There were other things, though, that I started thinking about. For a long time, I thought that I was asexual — experiencing no attraction to anyone, regardless of gender — and this made me see my body differently. I hated the idea of looking “sexy” — I hated that I have what is traditionally called an “hourglass figure,” a body shape that, for a long time, has been very explicitly associated with sex appeal. I hated the idea that men, or anyone for that matter, might notice. I think I started looking at my body as something very unrelated to me — just a vessel to hold my consciousness, not something to love or take pride in. It was something for others to see, something I didn’t want others to see. Especially men.

***

Timelines are difficult. I don’t remember exactly when I started experiencing attraction to women, rather than just my lack of attraction to men. Some people like to think that sexuality is something you’re born with, and, while I agree that it’s something you cannot change, I think for me at least, it was something that took me a long time to actually experience. Perhaps I was born with it, but I also don’t think it was something I ever would have thought about — probably due to heteronormativity — had I not had queer friends that prompted me to wonder.

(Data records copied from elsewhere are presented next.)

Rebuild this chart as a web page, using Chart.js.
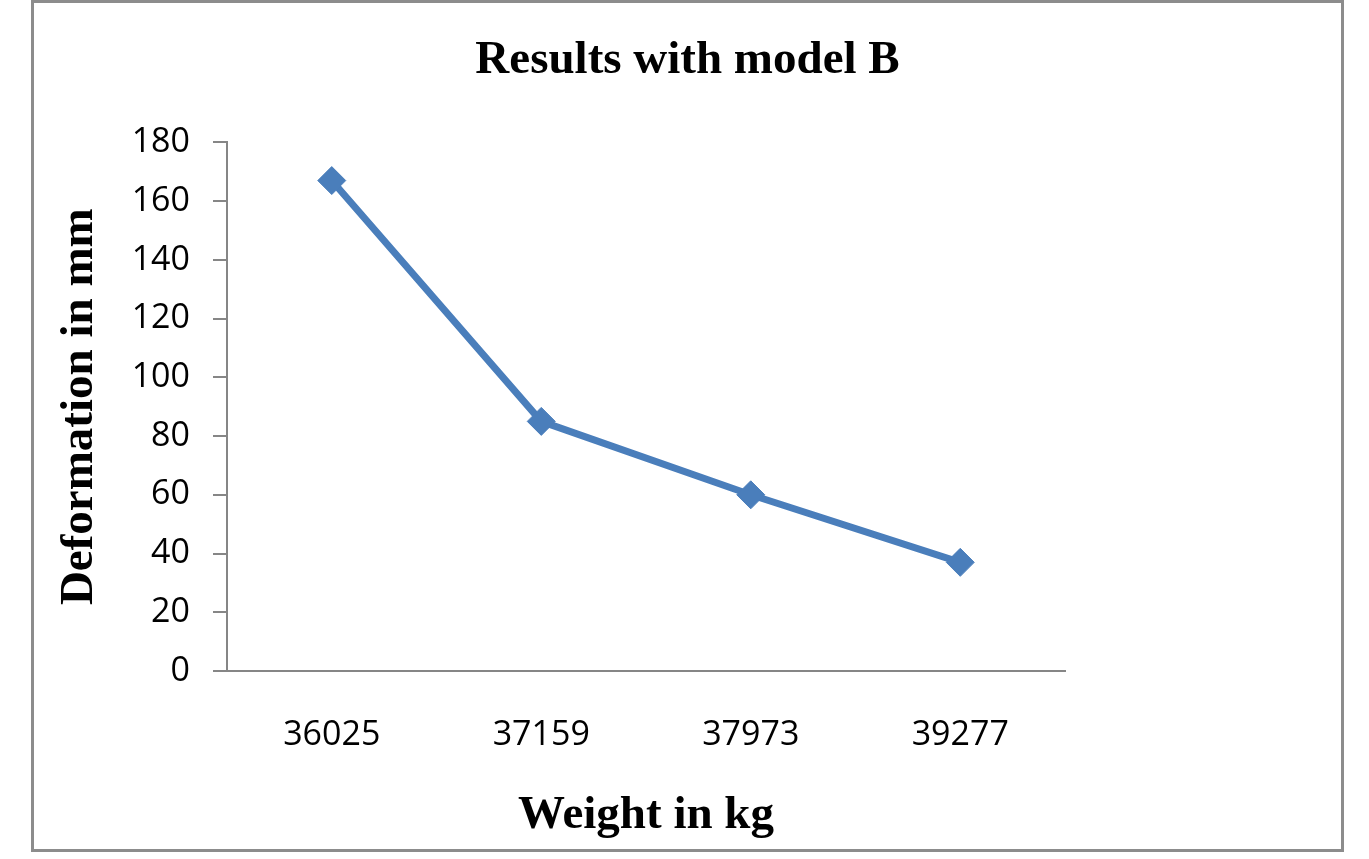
<!DOCTYPE html>
<html>
<head>
<meta charset="utf-8">
<script src="https://cdn.jsdelivr.net/npm/chart.js@4"></script>
<style>
    body { margin: 0; background: white; }
    #quadro {
        position: absolute;
        left: 31px;
        top: 0px;
        width: 1313px;
        height: 852px;
        border: 3px solid #8c8c8c;
        box-sizing: border-box;
    }
</style>
</head>
<body>
<div id="quadro"><canvas id="grafico"></canvas></div>
<script>

// dados
var pesos = ['36025', '37159', '37973', '39277'];
var deformacoes = [167, 85, 60, 37];
var ticksY = [0, 20, 40, 60, 80, 100, 120, 140, 160, 180];

var cinza = '#868686';
var azul = '#4a7ebb';

const data = {
    labels: pesos,
    datasets: [{
        label: 'Deformation in mm',
        data: deformacoes,
        borderColor: azul,
        backgroundColor: azul,
        borderWidth: 7,
        pointStyle: 'rectRot',
        pointRadius: 14,
        pointBorderWidth: 1,
        pointBackgroundColor: azul,
        pointBorderColor: azul,
        tension: 0
    }]
};

const config = {
    type: 'line',
    data: data,
    options: {
        responsive: false,
        animation: false,
        devicePixelRatio: 1,
        layout: { padding: 0 },
        plugins: {
            legend: { display: false },
            tooltip: { enabled: false },
            title: {
                display: true,
                text: 'Results with model B',
                color: 'black',
                font: { family: 'Liberation Serif', size: 47, weight: 'bold' },
                padding: { top: 29.4, bottom: 53.6 }
            }
        },
        scales: {
            x: {
                offset: true,
                grid: { display: true, drawOnChartArea: false, drawTicks: false, color: cinza, lineWidth: 2 },
                border: { display: true, color: cinza, width: 2 },
                ticks: {
                    color: 'black',
                    padding: 44,
                    maxRotation: 0,
                    font: { family: 'Open Sans', size: 34 }
                },
                title: {
                    display: true,
                    text: 'Weight in kg',
                    color: 'black',
                    font: { family: 'Liberation Serif', size: 47, weight: 'bold' },
                    padding: { top: 20, bottom: 5 }
                },
                afterFit: function (eixo) { eixo.height = 178; }
            },
            y: {
                min: 0,
                max: 180,
                afterBuildTicks: function (eixo) {
                    eixo.ticks = ticksY.map(function (v) { return { value: v }; });
                },
                grid: { display: true, drawOnChartArea: false, drawTicks: true, tickLength: 14, color: cinza, lineWidth: 2 },
                border: { display: true, color: cinza, width: 2 },
                ticks: {
                    color: 'black',
                    padding: 23,
                    font: { family: 'Open Sans', size: 34 }
                },
                title: {
                    display: true,
                    text: 'Deformation in mm',
                    color: 'black',
                    font: { family: 'Liberation Serif', size: 47, weight: 'bold' },
                    padding: { top: 17.4, bottom: 20 }
                },
                afterFit: function (eixo) { eixo.width = 193; }
            },
            // eixo vazio so para reservar o espaco a direita
            direita: {
                type: 'linear',
                position: 'right',
                display: true,
                grid: { display: false },
                border: { display: false },
                ticks: { display: false },
                afterFit: function (eixo) { eixo.width = 276; }
            }
        }
    }
};

var canvas = document.getElementById('grafico');
canvas.width = 1307;
canvas.height = 846;

const grafico = new Chart(canvas, config);

</script>
</body>
</html>
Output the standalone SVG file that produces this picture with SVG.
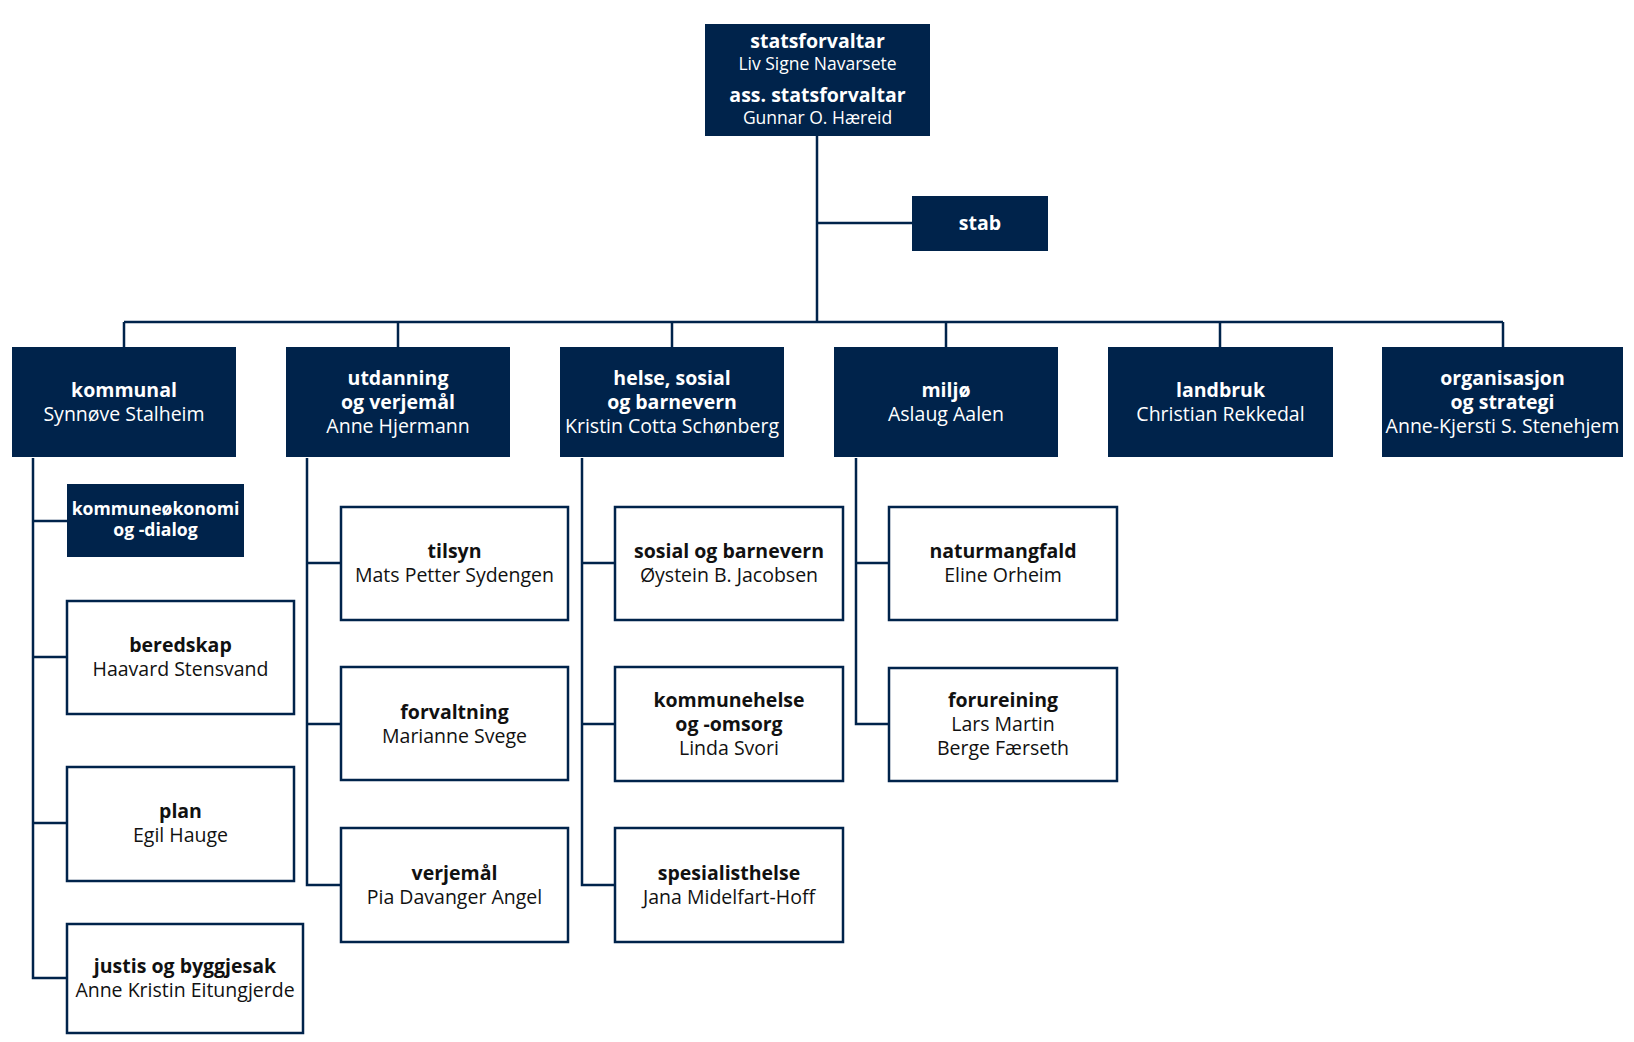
<svg xmlns="http://www.w3.org/2000/svg" width="1634" height="1042" viewBox="0 0 1634 1042">
<style>
.dark{fill:#00234b;}
.light{fill:#ffffff;stroke:#00234b;stroke-width:2.5;}
text{font-family:"Open Sans","Noto Sans","DejaVu Sans",sans-serif;text-anchor:middle;font-size:19.5px;}
.w{fill:#ffffff;}
.k{fill:#111111;}
.b{font-weight:bold;}
.sm{font-size:17.5px;}
.ss{font-size:17.6px;}
.con{fill:none;stroke:#00234b;stroke-width:2.5;}
</style>
<rect width="1634" height="1042" fill="#ffffff"/>
<g id="connectors">
<path class="con" d="M817,136 V322 M817,223 H912 M124,322 H1503 M124,322 V347 M398,322 V347 M672,322 V347 M946,322 V347 M1220,322 V347 M1503,322 V347"/>
<path class="con" d="M33,458 V978 H67 M33,521 H67 M33,657 H67 M33,823 H67"/>
<path class="con" d="M307,458 V885 H341 M307,563 H341 M307,724 H341"/>
<path class="con" d="M582,458 V885 H615 M582,563 H615 M582,724 H615"/>
<path class="con" d="M856,458 V724 H889 M856,563 H889"/>
</g>
<g id="statsforvaltar">
<rect class="dark" x="705" y="24" width="225" height="112"/>
<text class="w b" x="817.5" y="48">statsforvaltar</text>
<text class="w sm" x="817.5" y="70">Liv Signe Navarsete</text>
<text class="w b" x="817.5" y="102">ass. statsforvaltar</text>
<text class="w sm" x="817.5" y="124">Gunnar O. Hæreid</text>
</g>
<g id="stab">
<rect class="dark" x="912" y="196" width="136" height="55"/>
<text class="w b" x="980" y="230">stab</text>
</g>
<g id="kommunal">
<rect class="dark" x="12" y="347" width="224" height="110"/>
<text class="w b" x="124" y="397">kommunal</text>
<text class="w" x="124" y="421">Synnøve Stalheim</text>
</g>
<g id="utdanning">
<rect class="dark" x="286" y="347" width="224" height="110"/>
<text class="w b" x="398" y="385">utdanning</text>
<text class="w b" x="398" y="409">og verjemål</text>
<text class="w" x="398" y="433">Anne Hjermann</text>
</g>
<g id="helse">
<rect class="dark" x="560" y="347" width="224" height="110"/>
<text class="w b" x="672" y="385">helse, sosial</text>
<text class="w b" x="672" y="409">og barnevern</text>
<text class="w" x="672" y="433">Kristin Cotta Schønberg</text>
</g>
<g id="miljo">
<rect class="dark" x="834" y="347" width="224" height="110"/>
<text class="w b" x="946" y="397">miljø</text>
<text class="w" x="946" y="421">Aslaug Aalen</text>
</g>
<g id="landbruk">
<rect class="dark" x="1108" y="347" width="225" height="110"/>
<text class="w b" x="1220.5" y="397">landbruk</text>
<text class="w" x="1220.5" y="421">Christian Rekkedal</text>
</g>
<g id="organisasjon">
<rect class="dark" x="1382" y="347" width="241" height="110"/>
<text class="w b" x="1502.5" y="385">organisasjon</text>
<text class="w b" x="1502.5" y="409">og strategi</text>
<text class="w" x="1502.5" y="433">Anne-Kjersti S. Stenehjem</text>
</g>
<g id="kommuneokonomi">
<rect class="dark" x="67" y="484" width="177" height="73"/>
<text class="w b ss" x="155.5" y="515">kommuneøkonomi</text>
<text class="w b ss" x="155.5" y="536">og -dialog</text>
</g>
<g id="beredskap">
<rect class="light" x="67" y="601" width="227" height="113"/>
<text class="k b" x="180.5" y="652">beredskap</text>
<text class="k" x="180.5" y="676">Haavard Stensvand</text>
</g>
<g id="plan">
<rect class="light" x="67" y="767" width="227" height="114"/>
<text class="k b" x="180.5" y="818">plan</text>
<text class="k" x="180.5" y="842">Egil Hauge</text>
</g>
<g id="justis">
<rect class="light" x="67" y="924" width="236" height="109"/>
<text class="k b" x="185" y="973">justis og byggjesak</text>
<text class="k" x="185" y="997">Anne Kristin Eitungjerde</text>
</g>
<g id="tilsyn">
<rect class="light" x="341" y="507" width="227" height="113"/>
<text class="k b" x="454.5" y="558">tilsyn</text>
<text class="k" x="454.5" y="582">Mats Petter Sydengen</text>
</g>
<g id="forvaltning">
<rect class="light" x="341" y="667" width="227" height="113"/>
<text class="k b" x="454.5" y="719">forvaltning</text>
<text class="k" x="454.5" y="743">Marianne Svege</text>
</g>
<g id="verjemal">
<rect class="light" x="341" y="828" width="227" height="114"/>
<text class="k b" x="454.5" y="880">verjemål</text>
<text class="k" x="454.5" y="904">Pia Davanger Angel</text>
</g>
<g id="sosial">
<rect class="light" x="615" y="507" width="228" height="113"/>
<text class="k b" x="729" y="558">sosial og barnevern</text>
<text class="k" x="729" y="582">Øystein B. Jacobsen</text>
</g>
<g id="kommunehelse">
<rect class="light" x="615" y="667" width="228" height="114"/>
<text class="k b" x="729" y="707">kommunehelse</text>
<text class="k b" x="729" y="731">og -omsorg</text>
<text class="k" x="729" y="755">Linda Svori</text>
</g>
<g id="spesialisthelse">
<rect class="light" x="615" y="828" width="228" height="114"/>
<text class="k b" x="729" y="880">spesialisthelse</text>
<text class="k" x="729" y="904">Jana Midelfart-Hoff</text>
</g>
<g id="naturmangfald">
<rect class="light" x="889" y="507" width="228" height="113"/>
<text class="k b" x="1003" y="558">naturmangfald</text>
<text class="k" x="1003" y="582">Eline Orheim</text>
</g>
<g id="forureining">
<rect class="light" x="889" y="668" width="228" height="113"/>
<text class="k b" x="1003" y="707">forureining</text>
<text class="k" x="1003" y="731">Lars Martin</text>
<text class="k" x="1003" y="755">Berge Færseth</text>
</g>
</svg>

Specifically, I remember having dinner with friends one night years ago when someone admitted to having crushes on all of us at one point or another. When my friend got to me, they said, “But not you. I could tell how straight you were and didn’t bother.” It was such an innocent comment, but something about it felt very wrong. It would be a long time before I could confront what about it made me uncomfortable.  

On the opposite side of the spectrum, I was recently talking with a friend about a high school relationship. I mentioned how a guy I’d been talking to came up to me after class to ask me out and how I panicked and quite literally ran away. I chalked it up to awkwardness and shyness, but the reality was that the line between casual flirting and actual attraction had been crossed — for him at least — and the idea of a man being attracted to me made me want to jump out of my skin. 

“Straight me was terrified,” I said to my friend.

She leveled her gaze at me. “I don’t think straight you ever existed,” she said.

Once I recognized my attraction to women, it played a major role in how I felt about my body.It is sometimes these unexpected self-discoveries that can lead to acceptance. The things I had once hated about myself were things I found myself attracted to in other women. The stomach I tried so hard for years to get rid of was the same thing that made Aerie models so beautiful. The hip-to-waist ratio that I tried so hard to hide was the same thing that made my first college roommate look good in everything. In my own insecurities, I was able to find beauty.

***

When talking about body image, it is usually a good idea to veer away from artistic depictions of the female body. But there is a painting that always comes to mind when I think about this topic. I fell in love with “The Birth of Venus” by French romantic painter Alexandre Cabanel the first time I saw it. There is something about the softness of the body in this painting that really struck me — something that I find incredibly beautiful. It depicts Venus — goddess of love, beauty and desire — as a woman with wide hips and soft thighs. Maybe I find the painting beautiful because I see so much of my own body in it.